──────── INPUT DATA ────────
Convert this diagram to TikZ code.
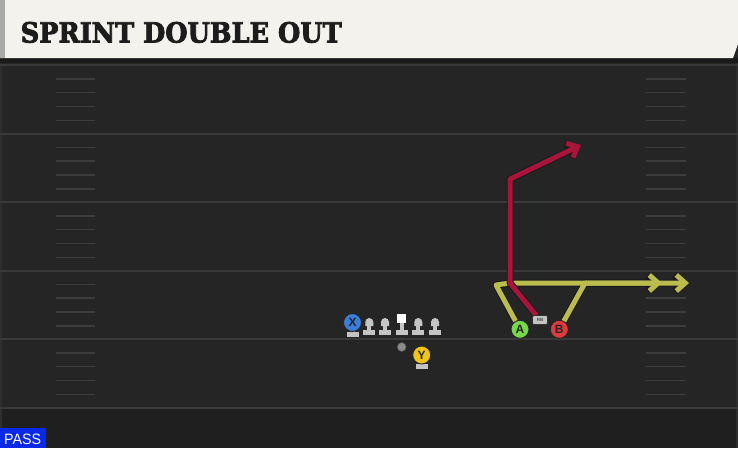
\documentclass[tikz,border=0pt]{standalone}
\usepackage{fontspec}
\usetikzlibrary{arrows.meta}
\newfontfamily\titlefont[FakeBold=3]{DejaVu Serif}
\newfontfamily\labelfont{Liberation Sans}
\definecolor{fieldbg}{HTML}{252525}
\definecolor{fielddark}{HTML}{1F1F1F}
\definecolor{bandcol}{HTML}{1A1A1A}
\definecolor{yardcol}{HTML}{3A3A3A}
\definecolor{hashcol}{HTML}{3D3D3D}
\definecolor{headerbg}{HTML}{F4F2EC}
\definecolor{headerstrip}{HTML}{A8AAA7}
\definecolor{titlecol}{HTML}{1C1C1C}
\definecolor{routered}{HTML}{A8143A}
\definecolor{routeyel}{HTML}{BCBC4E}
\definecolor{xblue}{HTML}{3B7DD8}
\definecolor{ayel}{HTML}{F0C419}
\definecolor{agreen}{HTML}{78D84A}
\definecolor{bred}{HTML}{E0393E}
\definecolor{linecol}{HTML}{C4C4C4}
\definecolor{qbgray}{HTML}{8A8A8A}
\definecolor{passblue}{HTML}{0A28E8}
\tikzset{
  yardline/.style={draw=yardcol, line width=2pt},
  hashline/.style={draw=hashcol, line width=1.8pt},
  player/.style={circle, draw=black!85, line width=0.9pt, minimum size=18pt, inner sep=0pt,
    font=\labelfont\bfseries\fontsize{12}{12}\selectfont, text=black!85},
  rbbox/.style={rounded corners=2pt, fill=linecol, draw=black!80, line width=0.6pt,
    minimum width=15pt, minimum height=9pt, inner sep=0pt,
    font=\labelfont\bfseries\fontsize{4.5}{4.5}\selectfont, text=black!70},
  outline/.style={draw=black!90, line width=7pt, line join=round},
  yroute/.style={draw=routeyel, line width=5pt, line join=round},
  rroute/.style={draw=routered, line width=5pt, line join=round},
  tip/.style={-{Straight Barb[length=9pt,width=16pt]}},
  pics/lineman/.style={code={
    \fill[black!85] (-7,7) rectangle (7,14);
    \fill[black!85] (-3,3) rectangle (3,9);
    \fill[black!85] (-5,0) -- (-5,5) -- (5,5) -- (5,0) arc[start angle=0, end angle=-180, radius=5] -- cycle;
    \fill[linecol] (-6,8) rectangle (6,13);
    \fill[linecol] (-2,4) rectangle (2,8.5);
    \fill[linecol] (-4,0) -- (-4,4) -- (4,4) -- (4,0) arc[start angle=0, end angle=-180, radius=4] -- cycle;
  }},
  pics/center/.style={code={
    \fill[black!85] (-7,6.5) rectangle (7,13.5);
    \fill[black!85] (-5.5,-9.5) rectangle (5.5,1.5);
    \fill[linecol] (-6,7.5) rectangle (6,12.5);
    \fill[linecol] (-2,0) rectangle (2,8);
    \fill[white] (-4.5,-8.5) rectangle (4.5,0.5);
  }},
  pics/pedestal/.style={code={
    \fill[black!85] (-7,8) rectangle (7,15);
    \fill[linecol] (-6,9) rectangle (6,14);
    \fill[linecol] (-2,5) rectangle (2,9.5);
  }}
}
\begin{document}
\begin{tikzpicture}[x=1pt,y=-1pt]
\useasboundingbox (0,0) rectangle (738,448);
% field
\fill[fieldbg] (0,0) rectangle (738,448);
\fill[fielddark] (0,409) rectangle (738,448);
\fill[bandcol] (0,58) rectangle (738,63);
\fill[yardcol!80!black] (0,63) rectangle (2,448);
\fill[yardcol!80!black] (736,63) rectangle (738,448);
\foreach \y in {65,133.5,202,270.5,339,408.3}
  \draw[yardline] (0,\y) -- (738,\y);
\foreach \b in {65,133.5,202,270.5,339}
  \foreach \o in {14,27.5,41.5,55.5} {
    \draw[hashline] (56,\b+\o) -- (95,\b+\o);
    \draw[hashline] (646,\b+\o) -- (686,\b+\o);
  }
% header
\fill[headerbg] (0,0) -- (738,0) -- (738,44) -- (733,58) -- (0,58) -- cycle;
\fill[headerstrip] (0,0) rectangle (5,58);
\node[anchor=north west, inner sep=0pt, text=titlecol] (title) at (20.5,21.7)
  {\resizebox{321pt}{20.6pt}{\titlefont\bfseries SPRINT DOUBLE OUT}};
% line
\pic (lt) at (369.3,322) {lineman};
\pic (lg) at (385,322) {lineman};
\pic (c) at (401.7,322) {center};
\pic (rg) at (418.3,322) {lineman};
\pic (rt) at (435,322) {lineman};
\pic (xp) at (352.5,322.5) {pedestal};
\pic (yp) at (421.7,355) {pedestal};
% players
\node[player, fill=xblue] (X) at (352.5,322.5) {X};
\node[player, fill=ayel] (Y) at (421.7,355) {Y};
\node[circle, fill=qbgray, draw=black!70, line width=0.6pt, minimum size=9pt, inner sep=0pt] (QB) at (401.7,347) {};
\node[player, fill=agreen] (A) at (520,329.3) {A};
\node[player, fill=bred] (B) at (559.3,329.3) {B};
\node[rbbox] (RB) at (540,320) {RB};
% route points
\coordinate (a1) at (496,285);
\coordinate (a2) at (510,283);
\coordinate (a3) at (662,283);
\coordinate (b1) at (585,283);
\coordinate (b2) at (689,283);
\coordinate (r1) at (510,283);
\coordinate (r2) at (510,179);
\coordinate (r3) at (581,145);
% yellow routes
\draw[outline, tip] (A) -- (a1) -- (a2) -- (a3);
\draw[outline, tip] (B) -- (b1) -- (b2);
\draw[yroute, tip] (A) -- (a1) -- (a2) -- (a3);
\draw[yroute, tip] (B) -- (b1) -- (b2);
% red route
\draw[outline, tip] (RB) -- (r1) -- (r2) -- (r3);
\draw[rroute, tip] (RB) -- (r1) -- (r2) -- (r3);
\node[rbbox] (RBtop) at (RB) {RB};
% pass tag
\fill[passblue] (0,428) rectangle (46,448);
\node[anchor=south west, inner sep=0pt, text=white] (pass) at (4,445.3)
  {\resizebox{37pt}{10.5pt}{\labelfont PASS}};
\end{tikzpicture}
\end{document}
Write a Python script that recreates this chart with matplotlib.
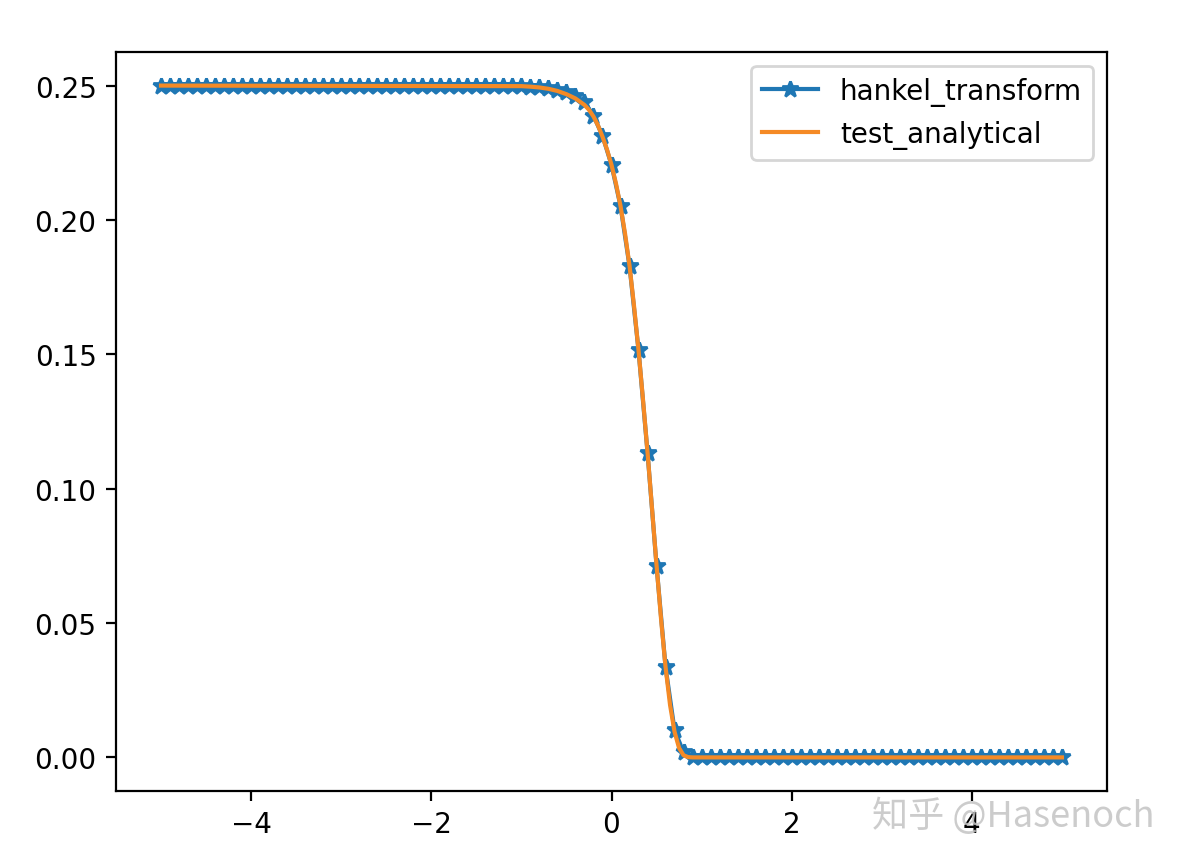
────────
A faithful copy of the records above is needed, with the pictures left out.

Convert this diagram to TikZ code.
\documentclass[tikz,border=0pt]{standalone}
\usepackage{fontspec}
\usetikzlibrary{arrows.meta}
\newfontfamily\titlefont[FakeBold=3]{DejaVu Serif}
\newfontfamily\labelfont{Liberation Sans}
\definecolor{fieldbg}{HTML}{252525}
\definecolor{fielddark}{HTML}{1F1F1F}
\definecolor{bandcol}{HTML}{1A1A1A}
\definecolor{yardcol}{HTML}{3A3A3A}
\definecolor{hashcol}{HTML}{3D3D3D}
\definecolor{headerbg}{HTML}{F4F2EC}
\definecolor{headerstrip}{HTML}{A8AAA7}
\definecolor{titlecol}{HTML}{1C1C1C}
\definecolor{routered}{HTML}{A8143A}
\definecolor{routeyel}{HTML}{BCBC4E}
\definecolor{xblue}{HTML}{3B7DD8}
\definecolor{ayel}{HTML}{F0C419}
\definecolor{agreen}{HTML}{78D84A}
\definecolor{bred}{HTML}{E0393E}
\definecolor{linecol}{HTML}{C4C4C4}
\definecolor{qbgray}{HTML}{8A8A8A}
\definecolor{passblue}{HTML}{0A28E8}
\tikzset{
  yardline/.style={draw=yardcol, line width=2pt},
  hashline/.style={draw=hashcol, line width=1.8pt},
  player/.style={circle, draw=black!85, line width=0.9pt, minimum size=18pt, inner sep=0pt,
    font=\labelfont\bfseries\fontsize{12}{12}\selectfont, text=black!85},
  rbbox/.style={rounded corners=2pt, fill=linecol, draw=black!80, line width=0.6pt,
    minimum width=15pt, minimum height=9pt, inner sep=0pt,
    font=\labelfont\bfseries\fontsize{4.5}{4.5}\selectfont, text=black!70},
  outline/.style={draw=black!90, line width=7pt, line join=round},
  yroute/.style={draw=routeyel, line width=5pt, line join=round},
  rroute/.style={draw=routered, line width=5pt, line join=round},
  tip/.style={-{Straight Barb[length=9pt,width=16pt]}},
  pics/lineman/.style={code={
    \fill[black!85] (-7,7) rectangle (7,14);
    \fill[black!85] (-3,3) rectangle (3,9);
    \fill[black!85] (-5,0) -- (-5,5) -- (5,5) -- (5,0) arc[start angle=0, end angle=-180, radius=5] -- cycle;
    \fill[linecol] (-6,8) rectangle (6,13);
    \fill[linecol] (-2,4) rectangle (2,8.5);
    \fill[linecol] (-4,0) -- (-4,4) -- (4,4) -- (4,0) arc[start angle=0, end angle=-180, radius=4] -- cycle;
  }},
  pics/center/.style={code={
    \fill[black!85] (-7,6.5) rectangle (7,13.5);
    \fill[black!85] (-5.5,-9.5) rectangle (5.5,1.5);
    \fill[linecol] (-6,7.5) rectangle (6,12.5);
    \fill[linecol] (-2,0) rectangle (2,8);
    \fill[white] (-4.5,-8.5) rectangle (4.5,0.5);
  }},
  pics/pedestal/.style={code={
    \fill[black!85] (-7,8) rectangle (7,15);
    \fill[linecol] (-6,9) rectangle (6,14);
    \fill[linecol] (-2,5) rectangle (2,9.5);
  }}
}
\begin{document}
\begin{tikzpicture}[x=1pt,y=-1pt]
\useasboundingbox (0,0) rectangle (738,448);
% field
\fill[fieldbg] (0,0) rectangle (738,448);
\fill[fielddark] (0,409) rectangle (738,448);
\fill[bandcol] (0,58) rectangle (738,63);
\fill[yardcol!80!black] (0,63) rectangle (2,448);
\fill[yardcol!80!black] (736,63) rectangle (738,448);
\foreach \y in {65,133.5,202,270.5,339,408.3}
  \draw[yardline] (0,\y) -- (738,\y);
\foreach \b in {65,133.5,202,270.5,339}
  \foreach \o in {14,27.5,41.5,55.5} {
    \draw[hashline] (56,\b+\o) -- (95,\b+\o);
    \draw[hashline] (646,\b+\o) -- (686,\b+\o);
  }
% header
\fill[headerbg] (0,0) -- (738,0) -- (738,44) -- (733,58) -- (0,58) -- cycle;
\fill[headerstrip] (0,0) rectangle (5,58);
\node[anchor=north west, inner sep=0pt, text=titlecol] (title) at (20.5,21.7)
  {\resizebox{321pt}{20.6pt}{\titlefont\bfseries SPRINT DOUBLE OUT}};
% line
\pic (lt) at (369.3,322) {lineman};
\pic (lg) at (385,322) {lineman};
\pic (c) at (401.7,322) {center};
\pic (rg) at (418.3,322) {lineman};
\pic (rt) at (435,322) {lineman};
\pic (xp) at (352.5,322.5) {pedestal};
\pic (yp) at (421.7,355) {pedestal};
% players
\node[player, fill=xblue] (X) at (352.5,322.5) {X};
\node[player, fill=ayel] (Y) at (421.7,355) {Y};
\node[circle, fill=qbgray, draw=black!70, line width=0.6pt, minimum size=9pt, inner sep=0pt] (QB) at (401.7,347) {};
\node[player, fill=agreen] (A) at (520,329.3) {A};
\node[player, fill=bred] (B) at (559.3,329.3) {B};
\node[rbbox] (RB) at (540,320) {RB};
% route points
\coordinate (a1) at (496,285);
\coordinate (a2) at (510,283);
\coordinate (a3) at (662,283);
\coordinate (b1) at (585,283);
\coordinate (b2) at (689,283);
\coordinate (r1) at (510,283);
\coordinate (r2) at (510,179);
\coordinate (r3) at (581,145);
% yellow routes
\draw[outline, tip] (A) -- (a1) -- (a2) -- (a3);
\draw[outline, tip] (B) -- (b1) -- (b2);
\draw[yroute, tip] (A) -- (a1) -- (a2) -- (a3);
\draw[yroute, tip] (B) -- (b1) -- (b2);
% red route
\draw[outline, tip] (RB) -- (r1) -- (r2) -- (r3);
\draw[rroute, tip] (RB) -- (r1) -- (r2) -- (r3);
\node[rbbox] (RBtop) at (RB) {RB};
% pass tag
\fill[passblue] (0,428) rectangle (46,448);
\node[anchor=south west, inner sep=0pt, text=white] (pass) at (4,445.3)
  {\resizebox{37pt}{10.5pt}{\labelfont PASS}};
\end{tikzpicture}
\end{document}
Write a Python script that recreates this chart with matplotlib.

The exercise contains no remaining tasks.